Plastik fliegt raus Bei der Verpackung der Smartphones verzichten mittlerweile so gut wie alle Hersteller auf unnötiges Plastik, das verwendete Papier stammt oft vollständig aus Recycling-Programmen. Manche Hersteller produzieren Kunststoff-Elemente aus Plastikmüll, der aus dem Meer gefischt wurde, andere produzieren die Tasten der Geräte aus Metallabfällen. Selbst sanierbar sind leider immer noch die wenigsten Modelle, doch mit dem gerade von der EU auf Schiene gebrachten Recht auf Reparatur sollen Geräte wie Smartphones auch nach der Gewährleistung einfach und günstig in die Werkstatt geschickt werden können, und das nicht nur zu den Herstellern selbst.
Ladeadapter gibt es nur extra Neben der Hardware tut sich aber auch etwas bei der Software, bei der Updates etwa alle zwei Jahre früher der Standard waren. "Fairphone", "Google" oder "Samsung" liefern mittlerweile bis zu sieben Jahre lang Betriebssystem- und Sicherheits-Updates für die Geräte – auch das nicht unwesentlich, wenn man vierstellige Beträge in Modelle investiert. Der dadurch entstehende Druck dürfte wohl auch noch viele weitere Hersteller software-seitig nachziehen lassen. Standard wird das Weglassen von Ladeadaptern im Lieferumfang. Ein positiver Schritt gegen Elektroschrott – solange die Adapter zu fairen Preisen separat angeboten werden und nicht damit abkassiert wird.

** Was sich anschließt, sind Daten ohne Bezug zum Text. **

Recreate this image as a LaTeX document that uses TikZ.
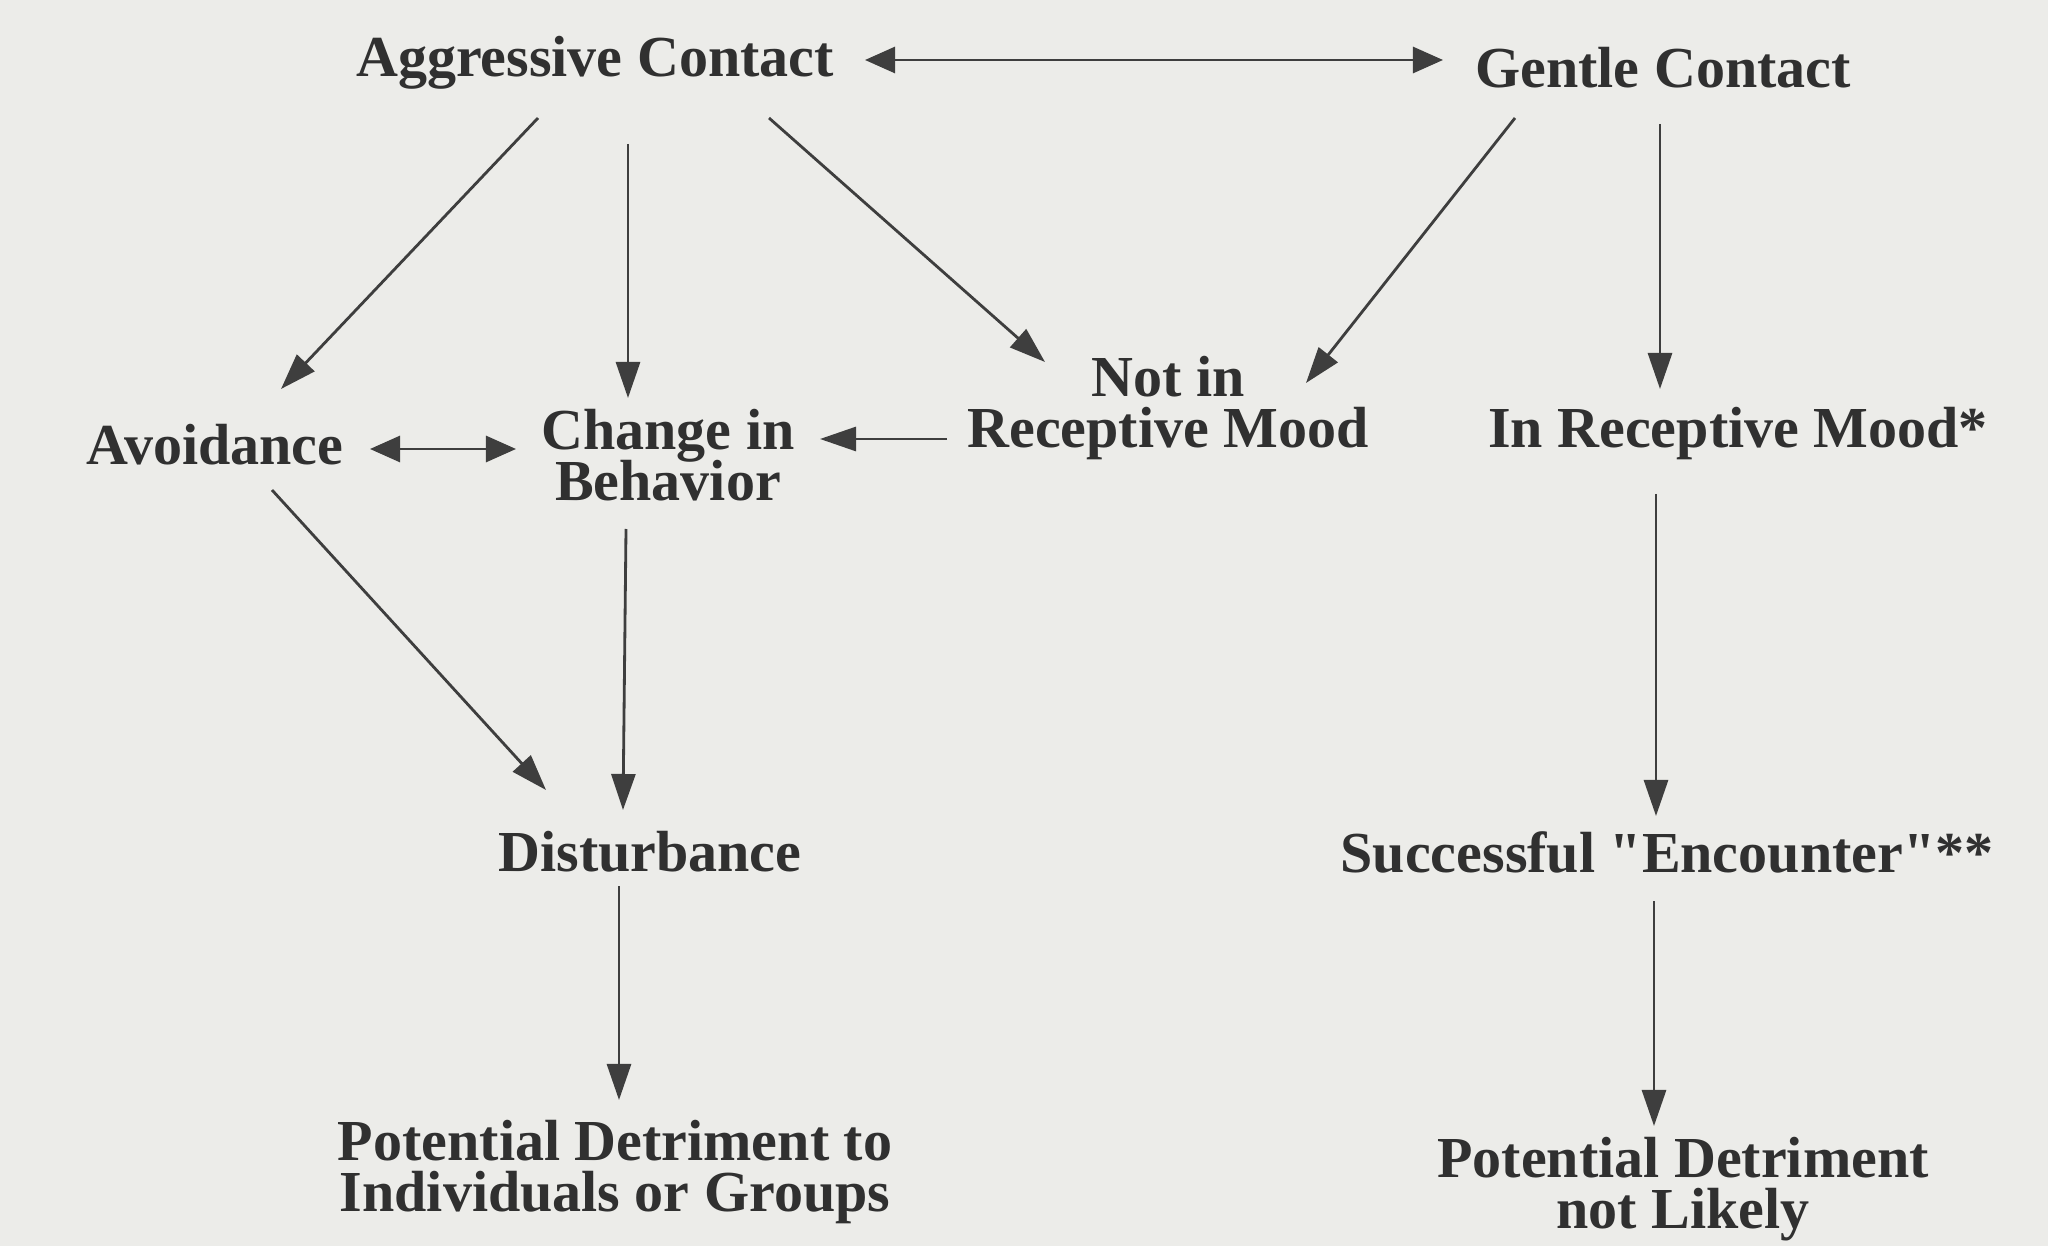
\documentclass[tikz,border=0pt]{standalone}
\usepackage{fontspec}
\setmainfont{Liberation Serif}[Ligatures=TeXOff]
\usetikzlibrary{arrows.meta}
\definecolor{paper}{RGB}{236,236,233}
\definecolor{ink}{RGB}{48,48,48}
\definecolor{arrowink}{RGB}{62,62,62}
\newcommand\lblfont{\fontsize{16.5pt}{14.6pt}\selectfont\bfseries\lineskiplimit-30pt\relax}
\tikzset{
  lbl/.style={font=\lblfont, text=ink, align=center, inner sep=0pt},
  arr/.style={draw=arrowink, line width=0.8pt, -{Triangle[length=0.36cm, width=0.24cm]}},
  darr/.style={draw=arrowink, line width=0.8pt, {Triangle[length=0.3cm, width=0.26cm]}-{Triangle[length=0.3cm, width=0.26cm]}}
}
\begin{document}
\begin{tikzpicture}[x=0.01cm, y=-0.01cm]
\fill[paper] (0,0) rectangle (2048,1246);
\useasboundingbox (0,0) rectangle (2048,1246);
\node[lbl] (AC) at (595,63) {Aggressive Contact};
\node[lbl] (GC) at (1663,68) {Gentle Contact};
\node[lbl] (Av) at (215,445) {Avoidance};
\node[lbl] (CB) at (668,455) {Change in\\Behavior};
\node[lbl] (NR) at (1168,408) {Not in\\Receptive Mood};
\node[lbl] (IR) at (1738,434) {In Receptive Mood*};
\node[lbl] (Di) at (650,852) {Disturbance};
\node[lbl] (SE) at (1667,852) {Successful "Encounter"**};
\node[lbl] (PD1) at (615,1172) {Potential Detriment to\\Individuals or Groups};
\node[lbl] (PD2) at (1683,1189) {Potential Detriment\\not Likely};

\draw[darr] ([shift={(270,-3)}]AC.center) -- ([shift={(-220,-8)}]GC.center);
\draw[arr] ([shift={(-57,55)}]AC.center) -- ([shift={(66,-56)}]Av.center);
\draw[arr] ([shift={(33,81)}]AC.center) -- ([shift={(-40,-57)}]CB.center);
\draw[arr] ([shift={(174,55)}]AC.center) -- ([shift={(-123,-46)}]NR.center);
\draw[arr] ([shift={(-148,50)}]GC.center) -- ([shift={(138,-25)}]NR.center);
\draw[arr] ([shift={(-3,56)}]GC.center) -- ([shift={(-78,-45)}]IR.center);
\draw[darr] ([shift={(155,4)}]Av.center) -- ([shift={(-152,-6)}]CB.center);
\draw[arr] ([shift={(-221,31)}]NR.center) -- ([shift={(152,-16)}]CB.center);
\draw[arr] ([shift={(57,45)}]Av.center) -- ([shift={(-104,-62)}]Di.center);
\draw[arr] ([shift={(-42,74)}]CB.center) -- ([shift={(-27,-42)}]Di.center);
\draw[arr] ([shift={(-82,60)}]IR.center) -- ([shift={(-11,-36)}]SE.center);
\draw[arr] ([shift={(-31,34)}]Di.center) -- ([shift={(4,-72)}]PD1.center);
\draw[arr] ([shift={(-13,49)}]SE.center) -- ([shift={(-29,-63)}]PD2.center);
\end{tikzpicture}
\end{document}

5. Neue Hersteller: Nicht mehr nur Apple und Samsung
Warum viele scheiterten Gerade in Österreich hatte man in den letzten Jahren nicht viel Auswahl, wenn es um die Marke des Smartphones ging. Nach dem Marktanteil-Einbruch von "Huawei" wegen des US-Banns gegen die Google-Dienste des chinesischen Herstellers, teilten "Apple" und "Samsung" den Kuchen unter sich auf, für den Rest blieben nur Brösel übrig, die meisten davon für "Xiaomi". Auch, weil zahlreiche Anläufe anderer Hersteller wie "Vivo", "Oppo", "Realme", "OnePlus" oder "Honor" entweder scheiterten – oder die Hersteller sich mit meist sehr billigen Geräten leise etablierten, statt mit einem Knall zu starten.
Eine Strategie, die vorerst kaum aufzugehen scheint. Bis sich die Marktsituation in Österreich verändert, werden wohl noch mehrere Jahre vergehen – aber die Auswahl wird jedenfalls wachsen, und das erfreulicherweise auch im Luxussegment und nicht nur mit massenhaft auf den Markt geworfenen Billigprodukten.
"Google" endlich in Österreich So überrascht "Vivo" nun mit einem österreichischen Sitz und Premium-Geräten, "Honor" hat seine Billigversuche aufgegeben und will im zweiten Quartal 2024 mit Highend-Handys hierzulande durchstarten, und der Tech-Gigant schlechthin, "Google", hat es geschafft, seine "Pixel"-Geräte endlich in den heimischen Handel und Webshop zu bringen. Konkurrenz belebt bekanntlich das Geschäft, damit steigt die Auswahl an Geräten und auch der Preisdruck auf die Hersteller.
Sechsmal so starker Akku Sollte den Nutzern das alles dann trotzdem zu langweilig und innovationslos sein, dann hatte vielleicht die Tech-Messe "MWC" in Barcelona etwas für sie zu bieten. Ein Energizer-Handy mit rund sechsmal so starkem Akku wie jegliche Konkurrenz, ein günstiges "ZTE"-Falthandy um rund 700 Euro, ein "Telekom"-Telefon ganz ohne Apps oder ein "Motorola"-Mobilgerät, das wie eine Uhr am Handgelenk getragen werden kann, gab es da zu sehen, als Prototypen, aber auch kurz vor der Marktreife.
Neue Handzeiten, sie haben gerade erst begonnen.